Reproduce the listing below exactly. Pictures do not belong in the copy.

------ GIVEN MATERIAL

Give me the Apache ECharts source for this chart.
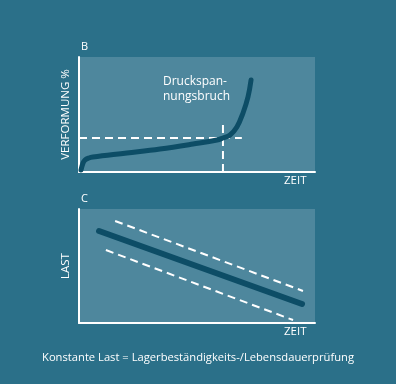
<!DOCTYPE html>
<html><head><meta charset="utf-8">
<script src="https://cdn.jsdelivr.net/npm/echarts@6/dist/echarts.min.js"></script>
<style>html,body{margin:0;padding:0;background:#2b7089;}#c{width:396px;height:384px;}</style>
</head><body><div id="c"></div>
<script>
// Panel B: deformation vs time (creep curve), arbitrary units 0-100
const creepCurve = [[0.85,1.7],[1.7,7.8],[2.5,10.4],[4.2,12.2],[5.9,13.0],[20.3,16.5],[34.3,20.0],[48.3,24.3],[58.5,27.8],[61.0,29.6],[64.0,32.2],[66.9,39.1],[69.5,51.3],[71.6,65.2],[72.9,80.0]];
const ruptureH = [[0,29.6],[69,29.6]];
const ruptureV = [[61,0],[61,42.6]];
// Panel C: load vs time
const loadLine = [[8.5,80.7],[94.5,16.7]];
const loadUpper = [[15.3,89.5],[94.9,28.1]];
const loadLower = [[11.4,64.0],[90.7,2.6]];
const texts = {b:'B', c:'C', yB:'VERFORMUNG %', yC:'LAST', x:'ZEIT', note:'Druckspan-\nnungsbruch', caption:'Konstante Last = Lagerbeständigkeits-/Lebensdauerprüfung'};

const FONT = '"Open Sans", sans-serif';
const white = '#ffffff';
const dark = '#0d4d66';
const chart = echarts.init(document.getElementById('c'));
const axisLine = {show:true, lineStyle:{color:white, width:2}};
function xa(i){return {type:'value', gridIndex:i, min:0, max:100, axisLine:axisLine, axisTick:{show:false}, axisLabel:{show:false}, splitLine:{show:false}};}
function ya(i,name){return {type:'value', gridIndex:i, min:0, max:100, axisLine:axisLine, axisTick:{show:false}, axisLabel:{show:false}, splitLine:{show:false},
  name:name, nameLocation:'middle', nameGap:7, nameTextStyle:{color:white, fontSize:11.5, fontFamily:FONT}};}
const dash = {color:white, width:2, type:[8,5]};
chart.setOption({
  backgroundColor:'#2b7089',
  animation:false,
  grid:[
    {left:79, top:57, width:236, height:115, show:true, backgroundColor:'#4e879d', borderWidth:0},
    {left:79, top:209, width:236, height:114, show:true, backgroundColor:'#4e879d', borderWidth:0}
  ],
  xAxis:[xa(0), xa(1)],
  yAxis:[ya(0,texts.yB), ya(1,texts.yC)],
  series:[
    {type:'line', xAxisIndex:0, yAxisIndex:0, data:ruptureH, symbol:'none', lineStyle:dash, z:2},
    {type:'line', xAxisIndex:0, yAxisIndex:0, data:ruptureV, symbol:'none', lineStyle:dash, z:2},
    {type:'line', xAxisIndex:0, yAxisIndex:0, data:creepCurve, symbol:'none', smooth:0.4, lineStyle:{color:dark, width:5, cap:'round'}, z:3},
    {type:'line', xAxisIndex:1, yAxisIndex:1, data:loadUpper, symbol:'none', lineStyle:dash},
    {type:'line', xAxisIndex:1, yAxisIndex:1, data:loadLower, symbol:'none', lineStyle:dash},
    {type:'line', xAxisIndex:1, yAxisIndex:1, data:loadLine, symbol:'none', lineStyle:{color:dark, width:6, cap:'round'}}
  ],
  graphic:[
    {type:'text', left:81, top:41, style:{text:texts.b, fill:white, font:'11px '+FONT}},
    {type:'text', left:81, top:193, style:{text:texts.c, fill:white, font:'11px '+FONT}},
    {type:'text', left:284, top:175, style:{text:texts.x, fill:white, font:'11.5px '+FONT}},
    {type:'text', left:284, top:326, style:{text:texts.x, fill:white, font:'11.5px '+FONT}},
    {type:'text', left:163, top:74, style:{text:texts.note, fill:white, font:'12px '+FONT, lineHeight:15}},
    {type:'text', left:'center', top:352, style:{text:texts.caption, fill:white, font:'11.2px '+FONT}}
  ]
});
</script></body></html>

------------

▶ **THE OUTPUT**
Give me the Apache ECharts source for this chart.
<!DOCTYPE html>
<html><head><meta charset="utf-8">
<script src="https://cdn.jsdelivr.net/npm/echarts@6/dist/echarts.min.js"></script>
<style>html,body{margin:0;padding:0;background:#2b7089;}#c{width:396px;height:384px;}</style>
</head><body><div id="c"></div>
<script>
// Panel B: deformation vs time (creep curve), arbitrary units 0-100
const creepCurve = [[0.85,1.7],[1.7,7.8],[2.5,10.4],[4.2,12.2],[5.9,13.0],[20.3,16.5],[34.3,20.0],[48.3,24.3],[58.5,27.8],[61.0,29.6],[64.0,32.2],[66.9,39.1],[69.5,51.3],[71.6,65.2],[72.9,80.0]];
const ruptureH = [[0,29.6],[69,29.6]];
const ruptureV = [[61,0],[61,42.6]];
// Panel C: load vs time
const loadLine = [[8.5,80.7],[94.5,16.7]];
const loadUpper = [[15.3,89.5],[94.9,28.1]];
const loadLower = [[11.4,64.0],[90.7,2.6]];
const texts = {b:'B', c:'C', yB:'VERFORMUNG %', yC:'LAST', x:'ZEIT', note:'Druckspan-\nnungsbruch', caption:'Konstante Last = Lagerbeständigkeits-/Lebensdauerprüfung'};

const FONT = '"Open Sans", sans-serif';
const white = '#ffffff';
const dark = '#0d4d66';
const chart = echarts.init(document.getElementById('c'));
const axisLine = {show:true, lineStyle:{color:white, width:2}};
function xa(i){return {type:'value', gridIndex:i, min:0, max:100, axisLine:axisLine, axisTick:{show:false}, axisLabel:{show:false}, splitLine:{show:false}};}
function ya(i,name){return {type:'value', gridIndex:i, min:0, max:100, axisLine:axisLine, axisTick:{show:false}, axisLabel:{show:false}, splitLine:{show:false},
  name:name, nameLocation:'middle', nameGap:7, nameTextStyle:{color:white, fontSize:11.5, fontFamily:FONT}};}
const dash = {color:white, width:2, type:[8,5]};
chart.setOption({
  backgroundColor:'#2b7089',
  animation:false,
  grid:[
    {left:79, top:57, width:236, height:115, show:true, backgroundColor:'#4e879d', borderWidth:0},
    {left:79, top:209, width:236, height:114, show:true, backgroundColor:'#4e879d', borderWidth:0}
  ],
  xAxis:[xa(0), xa(1)],
  yAxis:[ya(0,texts.yB), ya(1,texts.yC)],
  series:[
    {type:'line', xAxisIndex:0, yAxisIndex:0, data:ruptureH, symbol:'none', lineStyle:dash, z:2},
    {type:'line', xAxisIndex:0, yAxisIndex:0, data:ruptureV, symbol:'none', lineStyle:dash, z:2},
    {type:'line', xAxisIndex:0, yAxisIndex:0, data:creepCurve, symbol:'none', smooth:0.4, lineStyle:{color:dark, width:5, cap:'round'}, z:3},
    {type:'line', xAxisIndex:1, yAxisIndex:1, data:loadUpper, symbol:'none', lineStyle:dash},
    {type:'line', xAxisIndex:1, yAxisIndex:1, data:loadLower, symbol:'none', lineStyle:dash},
    {type:'line', xAxisIndex:1, yAxisIndex:1, data:loadLine, symbol:'none', lineStyle:{color:dark, width:6, cap:'round'}}
  ],
  graphic:[
    {type:'text', left:81, top:41, style:{text:texts.b, fill:white, font:'11px '+FONT}},
    {type:'text', left:81, top:193, style:{text:texts.c, fill:white, font:'11px '+FONT}},
    {type:'text', left:284, top:175, style:{text:texts.x, fill:white, font:'11.5px '+FONT}},
    {type:'text', left:284, top:326, style:{text:texts.x, fill:white, font:'11.5px '+FONT}},
    {type:'text', left:163, top:74, style:{text:texts.note, fill:white, font:'12px '+FONT, lineHeight:15}},
    {type:'text', left:'center', top:352, style:{text:texts.caption, fill:white, font:'11.2px '+FONT}}
  ]
});
</script></body></html>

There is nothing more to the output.